My son and I just sat in revery on the grass, not speaking, not thinking; mindlessly - dare I say Tao or Zen-like? - absorbed in one of nature's wondrous dances. After 20 minutes or so, my son turned to me to give a hug, and said, "Dad, I'll never, ever forgot this day!" (And neither will his dad :-)

6 comments:

David S. Mazel said...

Your moment with your son was truly special and is not something likely to be repeated. Who knows when you and he (or anyone else) will be in the right place and time again?

You are blessed to have recognized the event for what it was. How many of us do not realize what we are seeing, only to miss something quite unique.

It's too bad you didn't have your camera with you (which is a surprise given you were talking about photography; kind of like a magician without a rabbit!) but such is life.

David S. Mazel said...

My earlier comment was before I had a chance to view the slides Andy showed for his talk.

Andy's slides are simply marvelous. They are nothing short of a deep insight into how Andy sees nature and life. A glimpse of his soul.

Andy has tied physics to photography, and photography to physics, in a way that few of us could probably do ourselves. And he did it with such an intimate and intuitive sense of each discipline that I marvel at just how deep his appreciation for both dwells within him.

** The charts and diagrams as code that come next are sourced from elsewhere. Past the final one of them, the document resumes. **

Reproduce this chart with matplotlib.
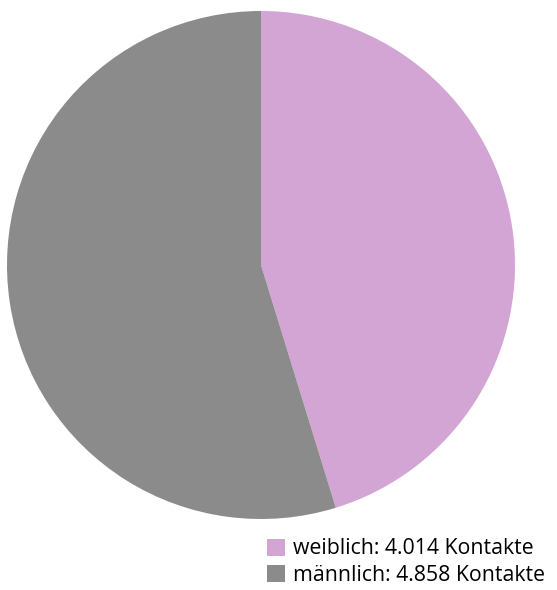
import matplotlib.pyplot as plt
from matplotlib.patches import Patch

labels = ["weiblich", "männlich"]
contacts = [4014, 4858]
colors = ["#d3a5d4", "#8b8b8b"]

W, H = 557, 590
fig = plt.figure(figsize=(W / 100, H / 100), dpi=100)

# Pie area in pixel coordinates (left, bottom, size)
left, bottom, size = 7, 590 - 519, 508
ax = fig.add_axes([left / W, bottom / H, size / W, size / H])
ax.pie(
    contacts,
    colors=colors,
    startangle=90,
    counterclock=False,
    radius=1,
    wedgeprops={"linewidth": 0},
)
ax.set_xlim(-1, 1)
ax.set_ylim(-1, 1)
ax.set_aspect("equal")
ax.axis("off")


def fmt(n):
    return f"{n:,}".replace(",", ".")


handles = [Patch(facecolor=c, edgecolor="none") for c in colors]
texts = [f"{lab}: {fmt(n)} Kontakte" for lab, n in zip(labels, contacts)]
fig.legend(
    handles,
    texts,
    loc="upper left",
    bbox_to_anchor=(258 / W, 1 - 530 / H),
    frameon=False,
    prop={"family": "Open Sans", "size": 15.3},
    handlelength=0.85,
    handleheight=0.85,
    handletextpad=0.4,
    labelspacing=0.25,
    borderaxespad=0,
)

fig.savefig("out.png", dpi=100)
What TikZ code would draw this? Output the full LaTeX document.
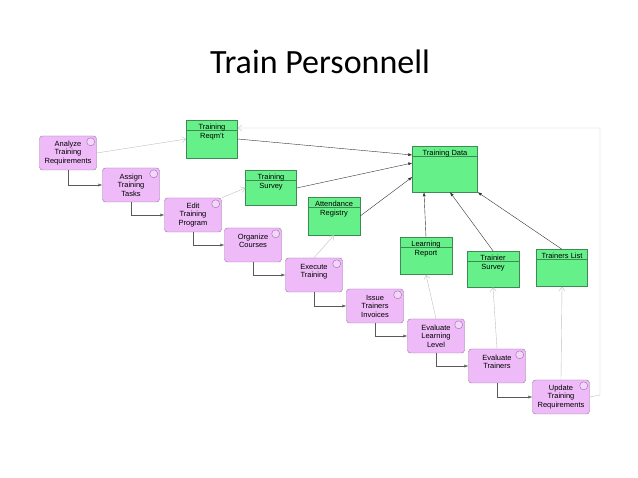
\documentclass[tikz,border=0pt]{standalone}
\usepackage{fontspec}
\setmainfont{Liberation Sans}
\newfontfamily\titlefont{Carlito}
\usetikzlibrary{arrows.meta,calc}
\definecolor{pfill}{HTML}{EEBBF8}
\definecolor{pdraw}{HTML}{9A6FA8}
\definecolor{gfill}{HTML}{66F08A}
\definecolor{gdraw}{HTML}{3E8A55}
\begin{document}
\begin{tikzpicture}[x=1pt,y=-1pt,
  proc/.style={draw=pdraw,fill=pfill,rounded corners=3pt,minimum width=57pt,minimum height=34pt,align=center,font=\fontsize{7.5}{8.5}\selectfont,inner sep=1pt},
  data/.style={draw=gdraw,fill=gfill,minimum width=52pt,minimum height=37pt,inner sep=0pt},
  dlab/.style={font=\fontsize{7.5}{9}\selectfont,align=center,anchor=north},
  seq/.style={draw=gray!70!black,-{Latex[length=4pt,width=3pt]}},
  io/.style={draw=gray!50,-{Straight Barb[length=4pt,width=6pt]}},
  agg/.style={draw=gray!40!black,-{Latex[length=4pt,width=3pt]}}]
\useasboundingbox (0,0) rectangle (638,478);
\node[font=\titlefont\fontsize{34}{38}\selectfont] (title) at (320,62) {Train Personnell};
% process boxes
\foreach \n/\x/\y/\t in {p1/68/153/{Analyze\\Training\\Requirements},p2/131/185/{Assign\\Training\\Tasks},p3/193/215/{Edit\\Training\\Program},p4/253/245/{Organize\\Courses\\ },p5/314/275/{Execute\\Training\\ },p6/375/306/{Issue\\Trainers\\Invoices},p7/436/336/{Evaluate\\Learning\\Level},p8/497/366/{Evaluate\\Trainers\\ },p9/561/397/{Update\\Training\\Requirements}}{
  \node[proc] (\n) at (\x,\y) {\t};
  \draw[pdraw,fill=pfill!60] ($(\n.north east)+(-6,6)$) circle (4pt);
}
% data boxes
\foreach \n/\x/\y/\w/\h/\t in {d1/212/139/51/38/{Training\\Reqm't},d2/271/188/51/35/{Training\\Survey},d3/334/216/52/38/{Attendance\\Registry},d4/445/169/65/46/{Training Data},d5/426/256/52/37/{Learning\\Report},d6/493/269/52/36/{Trainier\\Survey},d7/562/268/51/37/{Trainers List}}{
  \node[data,minimum width=\w pt,minimum height=\h pt] (\n) at (\x,\y) {};
  \draw[gdraw] ($(\n.north west)+(0,10)$) -- ($(\n.north east)+(0,10)$);
  \node[dlab] at ($(\n.north)+(0,0.5)$) {\t};
}
% sequence flow
\draw[seq] (p1.south) |- (p2.west);
\draw[seq] (p2.south) |- (p3.west);
\draw[seq] (p3.south) |- (p4.west);
\draw[seq] (p4.south) |- (p5.west);
\draw[seq] (p5.south) |- (p6.west);
\draw[seq] (p6.south) |- (p7.west);
\draw[seq] (p7.south) |- (p8.west);
\draw[seq] (p8.south) |- (p9.west);
% outputs
\draw[io] (p1.east) -- (d1.west);
\draw[io] (p3.north east) -- (d2.west);
\draw[io] (p5.north) -- (d3.south);
\draw[io] (p7.north) -- (d5.south);
\draw[io] (p8.north) -- (d6.south);
\draw[io] (p9.north) -- (d7.south);
\coordinate (c1) at (600,395);
\coordinate (c2) at (600,128);
\draw[io] (p9.east) -- (c1) -- (c2) -- (d1.north east |- c2);
% aggregation
\draw[agg] (d1.east) -- ($(d4.west)+(0,-14)$);
\draw[agg] (d2.east) -- ($(d4.west)+(0,-6)$);
\draw[agg] (d3.east) -- ($(d4.west)+(0,8)$);
\draw[agg] (d5.north) -- ($(d4.south)+(-21,0)$);
\draw[agg] (d6.north) -- ($(d4.south)+(5,0)$);
\draw[agg] (d7.north) -- (d4.south east);
\end{tikzpicture}
\end{document}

I am saddened not have heard his talk, but just to see the slides is enough to know how beautiful it must have been.

Bravo!

ilachina said...

Your kind comments have done something that I'm sure at least half the people who sat in the 90+ deg room listening to me pontificate endlessly about physics and photography had wished had happend during my talk; namely, you have left me utterly speechless. I am honored and humbled by your words. Thank you kind sir.

Marty Golin said...

Yes, 2+ hours in less than ideal conditions for physical comfort. & yet, if anyone left, I didn't notice. I know that some people had difficulty grasping your "presentation." But... I believe that as you noted, "give at least some credence to the sincerity," it was your sincere manner & quiet passion that gives it such impact. I know that I was not alone savoring it; the person next to me at one point said, This is fantastic!" The stars were aligned to have you able to come to our club.

Roy Money said...

Dear Andy

What a wonderful gift are these words and images you continue to generously share with so many who have never met you in person - though I certainly get a strong sense of your person from both the words and the images.

Your blog is one of my most favorite places on the web and I never cease to be amazed and nourished by what you share here.

A very deep bow to you.

Roy Money

Fear Knot said...

wow! in the stillness of what we believe is idle time.... the world dances before us -- you and your son noticed and joined the fire flies in joy. Fantastic Andrew! Fantastic!